National Review
Trump’s Tariff War Endangers Trump’s Tax Cuts
By Ryan Ellis
March 13, 2025 10:30 AM
The president has to make a choice.
Since mid-February, the 75 percent of Americans who have tax-advantaged retirement savings vehicles like 401(k) plans and IRAs have seen a near double-digit percent reduction in their stock market portfolios. Four trillion dollars of shareholder wealth has been wiped out in just one month. The cause is universally attributed to the trade war that President Trump started with the United States’ largest trading partner, Canada.
Defenders of the president’s policy either deny the tariffs-to-stocks relationship, or rationalize the market correction on the grounds that this trade war will lead to some fantastical renaissance of U.S. manufacturing activity. Unfortunately, what it’s most likely to lead to is the demise of Trump’s crown jewel legislative policy goal — making his Tax Cuts and Jobs Act tax reform permanent.
To understand why, look only to what happened this week in the U.S. House of Representatives. The House passed (with Republican votes alone making the majority) a “continuing resolution” to keep the government open for the remainder of the fiscal year. Because there was no need to trade policy concessions for Democrat votes, the bill is an undiluted policy win — it actually cuts discretionary spending year-over-year for the first time in well over a decade, defunds the Democrats’ IRS slush fund, and increases money for defense and border security.

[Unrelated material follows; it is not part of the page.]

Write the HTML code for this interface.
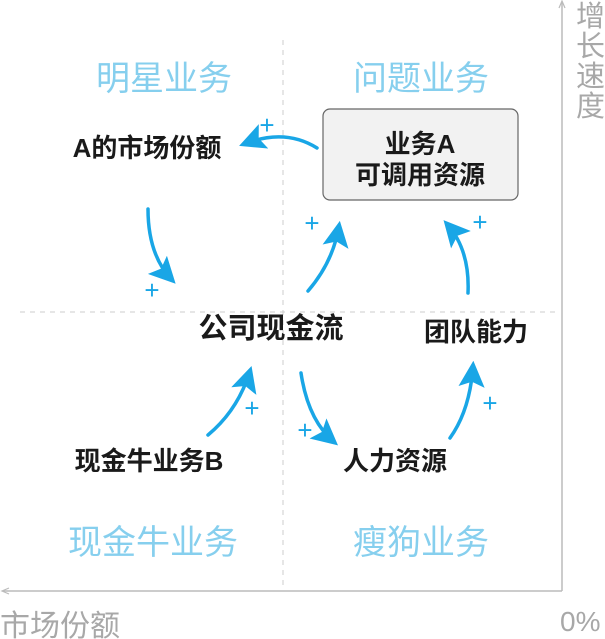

There was only one Republican holdout — Representative Thomas Massie of Kentucky, who routinely (effectively) caucuses with the Democratic minority by voting against Republican legislation for being less than perfect in his eyes. Trump took to social media to absolutely obliterate Massie, very likely dooming any hopes he had of succeeding the retiring Senator Mitch McConnell in 2026, and even calling for Massie to be primaried should he decide to run for reelection to the House.
Even the Freedom Caucus, hardly team players over the years, lined up behind the continuing resolution, no doubt because their members felt like they couldn’t cross Trump, who is enjoying the usual presidential honeymoon but also has an almost sacramental bond with his political base. The bill passed the House with only Massie dissenting, and could get through the Senate this week with a bipartisan supermajority, despite some resistance. And it’s all thanks to President Trump’s ample political capital.
Trump will need every ounce of that political capital to muscle through Congress his goal of making the Tax Cuts and Jobs Act tax reform permanent. It’s terribly important for the country that Trump and congressional Republicans succeed. Failure means a tax increase of over $1,000 per year for the average middle-class family, and much higher tax rates for successful, family-owned businesses. All but the bottom income tax rate will shoot up, the standard deduction and child tax credit will be cut in half, and the dreaded “alternative minimum tax” and the death tax will return for millions of Americans.
The only problem is, Trump is lighting his political capital on fire every time he lights America’s 401(k) plan balances, IRAs, and 529 education savings accounts on fire. Already, the president’s approval ratings have started to take a hit, led by public sentiment on his handling of the economy and tariffs. If the trade wars drag on, and that in turn leads to a bear market, it will result in a broad American electorate that no longer trusts Trump on the economy, putting his approval rating underwater.
We saw what happens to a president when he’s lost the American people on the economy. President Biden was seen as fiddling while inflation fires burned. Trump could very easily be seen as fighting a personal and quixotic tariff war at the price of Middle America’s retirement and college savings nest eggs.
Voters have a pretty straightforward metric for presidents when it comes to the economy: job security, stable prices, and to see their home value and 401(k) balance go up. Stability and normalcy win every time over wild experimentation. The market crash may just be the first shoe to drop. Inflation may creep up as tariffs make everything more expensive. And that’s likely to mean job cuts. It will only get worse the longer the tariff wars drag on.
Will President Trump have the political capital on the tax cut that he had on the continuing resolution? Will he be able to muscle a tick-tight House GOP majority into bending toward his will? It’s really up to him. The president has to make a choice: He can have his tariff war, or he can have his tax cut. He very likely cannot have both.